My grandmother, like many of her generation who lived through the Depression in Victoria, was a healthy woman for most of her life. The only time she went to hospital was to have her four children, until she needed to be admitted to her aged-care facility. She now suffers from osteoporosis. My grandmother, like many people who live in aged-care facilities these days, not only suffers from the lack of skilled workers, and their lack of understanding and training, but also from the torment of having to share the facility with dementia patients. Apart for the usual problems of osteoporosis, she is still relatively healthy and certainly has a robust and intellectually alert mind. To her mind, the facility that she lives in is now overrun with dementia patients and she feels as socially isolated as she did when she was living in her own home, even though it was the family’s view that she probably should move from her home to avoid social isolation.

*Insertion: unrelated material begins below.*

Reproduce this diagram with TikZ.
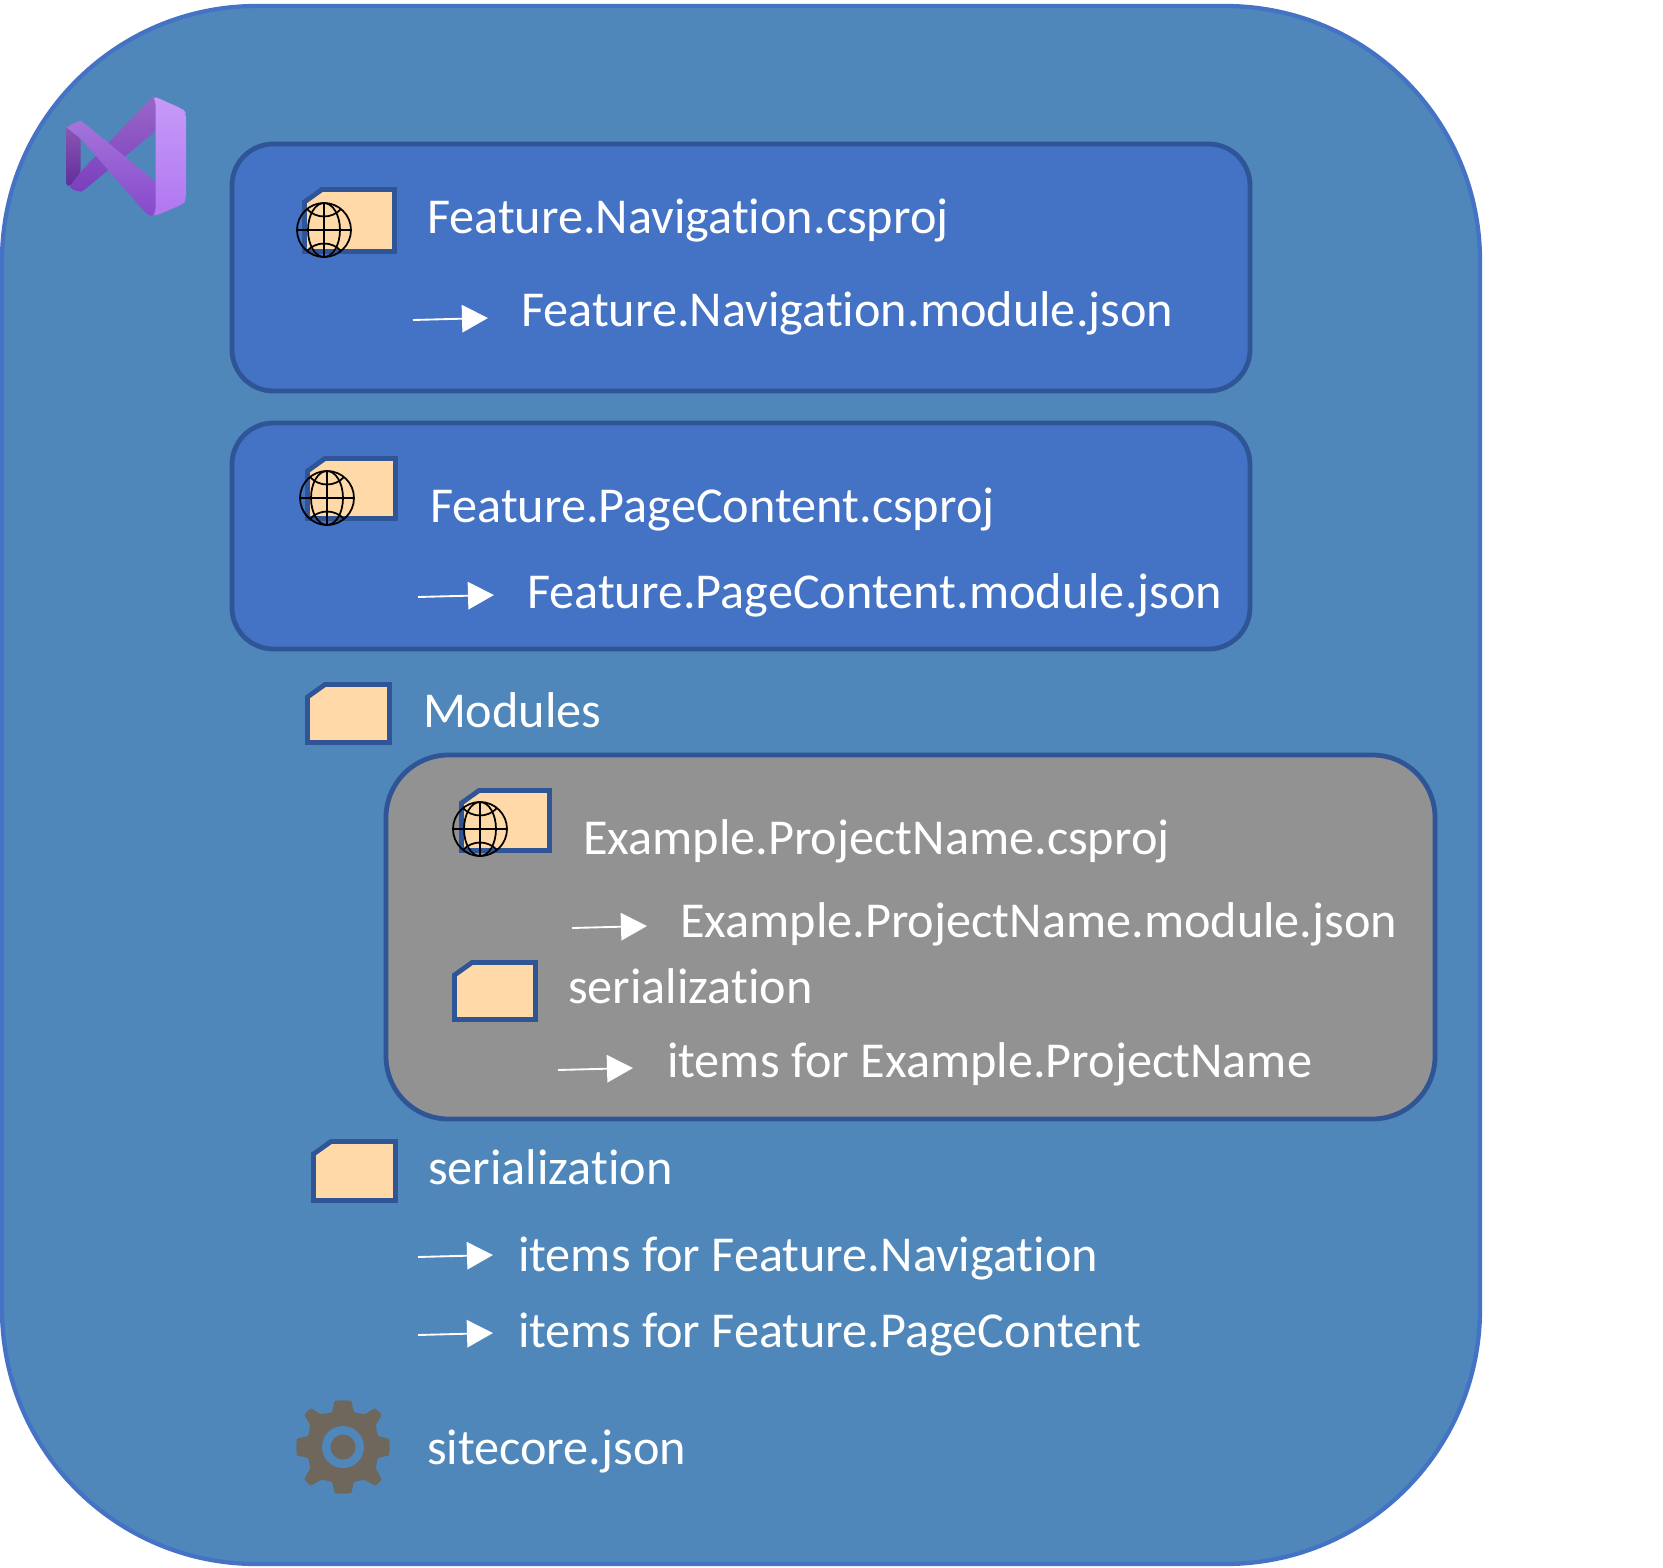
\documentclass[tikz,border=0pt]{standalone}
\usepackage{fontspec}
\setmainfont[Ligatures=NoCommon]{Carlito}
\usetikzlibrary{arrows.meta}
\definecolor{bigfill}{HTML}{4F87BA}
\definecolor{bigedge}{HTML}{4472C4}
\definecolor{boxfill}{HTML}{4472C4}
\definecolor{boxedge}{HTML}{2F5597}
\definecolor{grayfill}{HTML}{929292}
\definecolor{folderfill}{HTML}{FFD9A8}
\definecolor{gearcol}{HTML}{6F665C}
\definecolor{la}{HTML}{9A66C8}\definecolor{lb}{HTML}{7A3FBE}
\definecolor{lc}{HTML}{8A55B4}\definecolor{ld}{HTML}{5F2E9A}
\definecolor{le}{HTML}{A474DA}\definecolor{lf}{HTML}{8649CB}
\definecolor{lg}{HTML}{C79BF8}\definecolor{lh}{HTML}{B076F0}
\tikzset{
  x=0.75pt,y=-0.75pt,
  outerbox/.style={fill=bigfill,draw=bigedge,line width=3.2pt,rounded corners=191pt},
  projbox/.style={fill=boxfill,draw=boxedge,line width=3.6pt,rounded corners=31pt},
  graybox/.style={fill=grayfill,draw=boxedge,line width=3.6pt,rounded corners=47pt},
  lbl/.style={anchor=base west,inner sep=0pt,outer sep=0pt,text=white,yshift=-0.6pt,font=\fontsize{37.7}{44}\selectfont},
  arr/.style={draw=white,fill=white,line width=1.4pt,-{Triangle[length=19.5pt,width=20.5pt]}},
  pics/folder/.style 2 args={code={
    \draw[fill=folderfill,draw=boxedge,line width=3.6pt,line join=miter]
      (2.5,15) -- (20,2.5) -- (#1-2.5,2.5) -- (#1-2.5,#2-2.5) -- (2.5,#2-2.5) -- cycle;
  }},
  pics/globe/.style={code={
    \begin{scope}[draw=black,line width=1.3pt]
      \draw (0,0) circle[radius=27];
      \draw (0,0) ellipse[x radius=16,y radius=27];
      \draw (-27,0) -- (27,0);
      \draw (0,-27) -- (0,27);
      \draw (-17,-21) .. controls (-8,-11) and (8,-11) .. (17,-21);
      \draw (-17,21) .. controls (-8,11) and (8,11) .. (17,21);
    \end{scope}
  }},
}
\begin{document}
\begin{tikzpicture}
\useasboundingbox (0,0) rectangle (1663,1567);
\fill[white] (0,0) rectangle (1663,1567);

% outer
\draw[outerbox] (2,6) rectangle (1480,1564);

% logo
\begin{scope}[shift={(40,70)},x=0.25pt,y=-0.25pt]
  \shade[top color=la,bottom color=lb,rounded corners=3pt]
    (340,78) -- (348,90) -- (347,183) -- (130,362) -- (118,367) -- (85,352) -- (122,305) -- cycle;
  \shade[top color=lc,bottom color=ld,rounded corners=1.5pt]
    (78,172) -- (122,205) -- (122,305) -- (88,350) -- (78,345) -- cycle;
  \shade[top color=le,bottom color=lf,rounded corners=2pt]
    (78,172) -- (118,152) -- (126,154) -- (347,335) -- (348,425) -- (335,440) -- (318,430) -- (122,205) -- cycle;
  \shade[top color=lg,bottom color=lh,rounded corners=4pt]
    (338,77) -- (430,118) -- (438,130) -- (438,388) -- (430,402) -- (338,441) -- (347,425) -- (347,92) -- cycle;
\end{scope}

% boxes
\draw[projbox] (232,144) rectangle (1250,391);
\draw[projbox] (232,423) rectangle (1250,649);
\draw[graybox] (386,755) rectangle (1435,1119);

% folders
\pic (f1) at (302,187) {folder={95}{67}};
\pic (f2) at (305,456) {folder={93}{65}};
\pic (f3) at (305,682) {folder={87}{63}};
\pic (f4) at (459,788) {folder={93}{65}};
\pic (f5) at (452,960) {folder={86}{62}};
\pic (f6) at (311,1139) {folder={87}{64}};

% globes
\pic (g1) at (324,230) {globe};
\pic (g2) at (327,498) {globe};
\pic (g3) at (480,829) {globe};

% gear
\begin{scope}[shift={(343,1447)}]
  \fill[gearcol,even odd rule]
    plot[smooth cycle,tension=0.25] coordinates {
      (-8,-46) (8,-46) (11,-35) (22,-33) (32,-38.5) (38.5,-32) (33,-22) (35,-11)
      (46,-8) (46,8) (35,11) (33,22) (38.5,32) (32,38.5) (22,33) (11,35)
      (8,46) (-8,46) (-11,35) (-22,33) (-32,38.5) (-38.5,32) (-33,22) (-35,11)
      (-46,8) (-46,-8) (-35,-11) (-33,-22) (-38.5,-32) (-32,-38.5) (-22,-33) (-11,-35)};
  \fill[bigfill] (0,0) circle[radius=21];
  \fill[gearcol] (0,0) circle[radius=12.5];
\end{scope}

% arrows
\coordinate (a1s) at (413,320); \coordinate (a1e) at (488,318);
\coordinate (a2s) at (418,597); \coordinate (a2e) at (494,595);
\coordinate (a3s) at (572,928); \coordinate (a3e) at (647,926);
\coordinate (a4s) at (558,1070); \coordinate (a4e) at (633,1068);
\coordinate (a5s) at (418,1257); \coordinate (a5e) at (493,1255);
\coordinate (a6s) at (418,1335); \coordinate (a6e) at (493,1333);
\draw[arr] (a1s) -- (a1e);
\draw[arr] (a2s) -- (a2e);
\draw[arr] (a3s) -- (a3e);
\draw[arr] (a4s) -- (a4e);
\draw[arr] (a5s) -- (a5e);
\draw[arr] (a6s) -- (a6e);

% labels
\node[lbl] (t1) at (427,233) {Feature.Navigation.csproj};
\node[lbl] (t2) at (521,326) {Feature.Navigation.module.json};
\node[lbl] (t3) at (430,522) {Feature.PageContent.csproj};
\node[lbl] (t4) at (527,608) {Feature.PageContent.module.json};
\node[lbl] (t5) at (423,727) {Modules};
\node[lbl] (t6) at (583,854) {Example.ProjectName.csproj};
\node[lbl] (t7) at (680,937) {Example.ProjectName.module.json};
\node[lbl] (t8) at (568,1003) {serialization};
\node[lbl] (t9) at (667,1077) {items for Example.ProjectName};
\node[lbl] (t10) at (428,1184) {serialization};
\node[lbl] (t11) at (518,1271) {items for Feature.Navigation};
\node[lbl] (t12) at (518,1347) {items for Feature.PageContent};
\node[lbl] (t13) at (427,1464) {sitecore.json};
\end{tikzpicture}
\end{document}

I gather that, since the publicity in the Age, the caring regime at Plumpton Villa has improved—I can vouch from personal experience that it no longer smells the way it used to. However, I would like to place the villa and the department on notice that this is one facility in which, although it is in Victoria, I take a very keen personal interest. You can expect to hear a lot more from me if it is allowed to slip back to its former standards.
Aged care affects all of us in the community and, because it affects all of us, it is a cheap shot to talk about sledgehammers and nitpicking. I am sure I am not alone in having such care and concern for my grandmother. Every grandchild would share the same concern. The Minister for Ageing, Senator Santoro, when discussing the issue of Plumpton Villa, said, ‘We are going to keep it under very close surveillance.’ Well, Senator Santoro—not just you, but me as well. We are both going to keep it under very close surveillance. We must acknowledge that not every facility has the relative of a member of parliament residing in it, but they do have the residents and their families.

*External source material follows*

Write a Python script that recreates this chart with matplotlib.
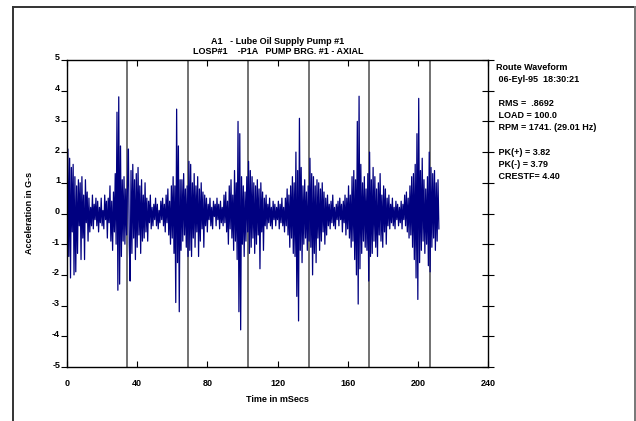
import numpy as np
import matplotlib
matplotlib.use('Agg')
from matplotlib import pyplot as plt
from matplotlib.lines import Line2D
from matplotlib.transforms import ScaledTranslation

# Section 1: the values (G-s, one every 0.5 ms)
dt_ms = 0.5
accel = [
    # 0 - 35 ms
    0.3, 2.1, -1.4, 1.8, -2.1, 1.5, -0.6, 1.6, -2.0, 1.2,
    -1.9, 0.9, -1.3, 1.1, -0.4, 1.0, -1.5, 1.2, -0.8, 0.6,
    -1.5, 1.1, -0.3, 0.7, -0.9, 0.5, -0.6, 0.2, -0.4, 0.6,
    -0.5, 0.3, -0.2, 0.5, -0.4, 0.4, -0.6, 0.2, -0.3, 0.5,
    -0.4, 0.1, -0.5, 0.6, -0.2, 0.4, -0.8, 0.5, -0.3, 0.9,
    -0.9, 0.4, -1.2, 0.7, -0.6, 1.3, -1.0, 3.3, -2.5, 3.8,
    -2.3, 2.2, -1.4, 1.1, -0.9, 1.2, -1.0, 0.8, -0.7, 1.0,
    # 35 - 70 ms
    2.1, -1.0, -2.2, 1.4, -1.3, 1.6, -0.8, 1.1, -1.5, 1.3,
    -1.1, 1.5, -0.7, 0.9, -1.3, 1.1, -0.9, 0.6, -0.8, 1.0,
    -0.6, 0.5, -0.9, 0.4, -0.3, 0.6, -0.5, 0.2, -0.4, 0.3,
    -0.2, 0.5, -0.4, 0.3, -0.5, 0.1, -0.3, 0.4, -0.2, 0.5,
    -0.4, 0.3, -0.6, 0.6, -0.3, 0.8, -0.7, 0.4, -1.0, 0.9,
    -0.8, 1.2, -1.3, 0.9, -2.9, 3.4, -1.6, 2.2, -3.2, 1.1,
    -1.2, 1.1, -0.9, 1.3, -0.7, 0.8, -1.1, 0.9, -1.4, 1.7,
    # 70 - 105 ms
    -1.2, 1.6, -1.4, 1.0, -0.8, 1.3, -1.1, 0.9, -0.6, 1.2,
    -1.4, 0.8, -0.9, 1.0, -0.5, 0.7, -1.1, 0.6, -0.4, 0.5,
    -0.6, 0.3, -0.2, 0.5, -0.4, 0.2, -0.5, 0.4, -0.1, 0.3,
    -0.4, 0.5, -0.2, 0.3, -0.5, 0.4, -0.3, 0.2, -0.4, 0.6,
    -0.3, 0.7, -0.6, 0.4, -1.0, 0.9, -0.5, 1.1, -0.8, 0.6,
    -1.2, 1.4, -0.9, 1.0, -1.5, 3.0, -3.2, 2.6, -3.79, 1.2,
    -1.0, 0.9, -1.4, 0.7, -0.9, 1.2, -0.6, 1.7, -1.3, 1.4,
    # 105 - 140 ms
    -1.1, 1.2, -0.8, 1.0, -1.3, 0.9, -1.0, 1.1, -0.7, 0.8,
    -1.8, 1.0, -0.6, 0.7, -1.2, 0.5, -0.4, 0.6, -0.5, 0.3,
    -0.3, 0.5, -0.4, 0.2, -0.5, 0.4, -0.2, 0.3, -0.4, 0.2,
    -0.2, 0.4, -0.5, 0.3, -0.3, 0.5, -0.4, 0.2, -0.6, 0.5,
    -0.4, 0.8, -0.7, 0.6, -1.1, 0.9, -0.8, 1.2, -1.3, 1.0,
    -1.4, 2.0, -2.7, 1.4, -3.5, 3.1, -1.2, 1.5, -1.6, 0.9,
    -1.0, 1.1, -0.8, 0.7, -1.2, 0.9, -0.9, 1.8, -1.1, 1.3,
    # 140 - 175 ms
    -2.0, 1.2, -1.3, 0.9, -1.6, 1.1, -0.8, 1.0, -1.2, 0.8,
    -0.9, 1.0, -0.6, 0.7, -1.0, 0.5, -0.7, 0.6, -0.4, 0.3,
    -0.5, 0.4, -0.3, 0.6, -0.4, 0.2, -0.5, 0.3, -0.2, 0.4,
    -0.4, 0.5, -0.2, 0.3, -0.6, 0.4, -0.3, 0.6, -0.7, 0.5,
    -0.5, 0.9, -0.8, 0.6, -1.1, 1.2, -0.9, 1.4, -1.5, 1.1,
    -2.0, 3.0, -2.95, 3.82, -1.8, 1.6, -1.3, 1.0, -0.9, 1.2,
    -1.1, 0.8, -1.2, 1.3, -2.2, 2.0, -1.4, 1.1, -1.3, 1.5,
    # 175 - 212 ms
    -0.9, 1.2, -1.1, 0.8, -1.4, 1.0, -0.7, 1.3, -0.9, 0.6,
    -1.1, 0.9, -0.6, 0.8, -1.0, 0.5, -0.4, 0.6, -0.5, 0.3,
    -0.3, 0.5, -0.4, 0.2, -0.5, 0.4, -0.2, 0.3, -0.4, 0.2,
    -0.3, 0.4, -0.5, 0.3, -0.2, 0.6, -0.4, 0.7, -0.6, 0.5,
    -0.8, 0.9, -0.7, 1.2, -1.1, 1.3, -1.5, 1.6, -2.1, 2.6,
    -2.8, 3.75, -1.6, 1.4, -1.2, 1.8, -0.9, 1.1, -1.3, 0.8,
    -1.0, 1.2, -1.7, 2.0, -1.9, 1.5, -1.1, 1.3, -0.8, 1.4,
    -1.2, 1.0, -0.9, 1.1, -0.5,
]
time_ms = np.arange(len(accel)) * dt_ms

# one line per shaft turn (29.01 Hz -> 34.47 ms)
rev_lines = [34.47, 68.94, 103.41, 137.88, 172.35, 206.82]

x_ticks = [0, 40, 80, 120, 160, 200, 240]
y_ticks = [-5, -4, -3, -2, -1, 0, 1, 2, 3, 4, 5]

title_lines = ['A1   - Lube Oil Supply Pump #1', 'LOSP#1    -P1A   PUMP BRG. #1 - AXIAL']
info_lines = ['Route Waveform', ' 06-Eyl-95  18:30:21', '', ' RMS =  .8692', ' LOAD = 100.0',
              ' RPM = 1741. (29.01 Hz)', '', ' PK(+) = 3.82', ' PK(-) = 3.79', ' CRESTF= 4.40']

# Section 2: the figure
plt.rcParams['font.family'] = ['Liberation Sans', 'DejaVu Sans']
plt.rcParams['font.weight'] = 'bold'
plt.rcParams['axes.unicode_minus'] = False
fs = 6.5

fig = plt.figure(figsize=(6.36, 4.21), dpi=100)
ax = fig.add_axes([67 / 636, 1 - 367 / 421, 421 / 636, 307 / 421])

for xl in rev_lines:
    ax.axvline(xl, color='#4a4a4a', lw=1.1, zorder=1)
ax.plot(time_ms, accel, color='#000080', lw=0.9, zorder=2)

ax.set_xlim(0, 240)
ax.set_ylim(-5, 5)
ax.set_xticks(x_ticks)
ax.set_yticks(y_ticks)
ax.tick_params(axis='x', direction='in', length=4, top=True, pad=9, labelsize=fs)
ax.tick_params(axis='y', direction='out', length=4, pad=1, labelsize=fs)
ax.tick_params(axis='y', which='both', right=True)
for t in ax.yaxis.get_major_ticks():
    t.tick2line.set_markersize(8)
    t.tick2line.set_marker('_')
# y labels sit a little above their ticks in the original
for lab in ax.get_yticklabels():
    lab.set_transform(lab.get_transform() + ScaledTranslation(0, 3 / 100, fig.dpi_scale_trans))
for s in ax.spines.values():
    s.set_linewidth(1.0)

fig.text(30 / 636, 1 - 213 / 421, 'Acceleration in G-s', rotation=90,
         ha='center', va='center', fontsize=fs, fontweight='bold')
fig.text(277 / 636, 1 - 399 / 421, 'Time in mSecs', ha='center', va='center',
         fontsize=fs, fontweight='bold')
fig.text(278 / 636, 1 - 41 / 421, title_lines[0], ha='center', va='center', fontsize=fs, fontweight='bold')
fig.text(278 / 636, 1 - 52 / 421, title_lines[1], ha='center', va='center', fontsize=fs, fontweight='bold')

y0 = 67
for i, line in enumerate(info_lines):
    fig.text(496 / 636, 1 - (y0 + i * 12.2) / 421, line, ha='left', va='center',
             fontsize=fs, fontweight='bold')

# outer frame (runs off the bottom edge)
frame_kw = dict(transform=fig.transFigure, color='#333333', lw=1.4)
fig.add_artist(Line2D([13 / 636, 13 / 636], [-0.1, 1 - 7 / 421], **frame_kw))
fig.add_artist(Line2D([13 / 636, 635 / 636], [1 - 7 / 421, 1 - 7 / 421], **frame_kw))
fig.add_artist(Line2D([635 / 636, 635 / 636], [-0.1, 1 - 7 / 421], color='#777777', lw=1.4,
                      transform=fig.transFigure))

fig.savefig('out.png', dpi=100)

One of the major concerns about the aged-care system into the future is that often for many people the argument is reduced to a question of the number of places available. It is not just the number of places—it is the quality of those places. It is important that we recognise that aged care in this country is the future. It is not just about the number of high-care or low-care places that are available. We know pretty well what is before us. Population projections and trends make it obvious that an increasing number of our fellow citizens are living longer. Therefore, it is possible to determine demand for years in advance. It is crucially important to plan for that trend. Australia is luckier than many other countries in that our ageing population can be balanced not only by an increase in our birth rate, which has been taking place in recent years, but also by a modification in our migration intake. However, the fact remains that people are living longer and more of them will require care in the future. To simply reduce the question of future needs to the number of places available overlooks an important factor—who will work in the facilities of the future? Only Labor is prepared to build this nation for the future, to ensure that our aged citizens can approach their retirement with security, equity, and decency for all.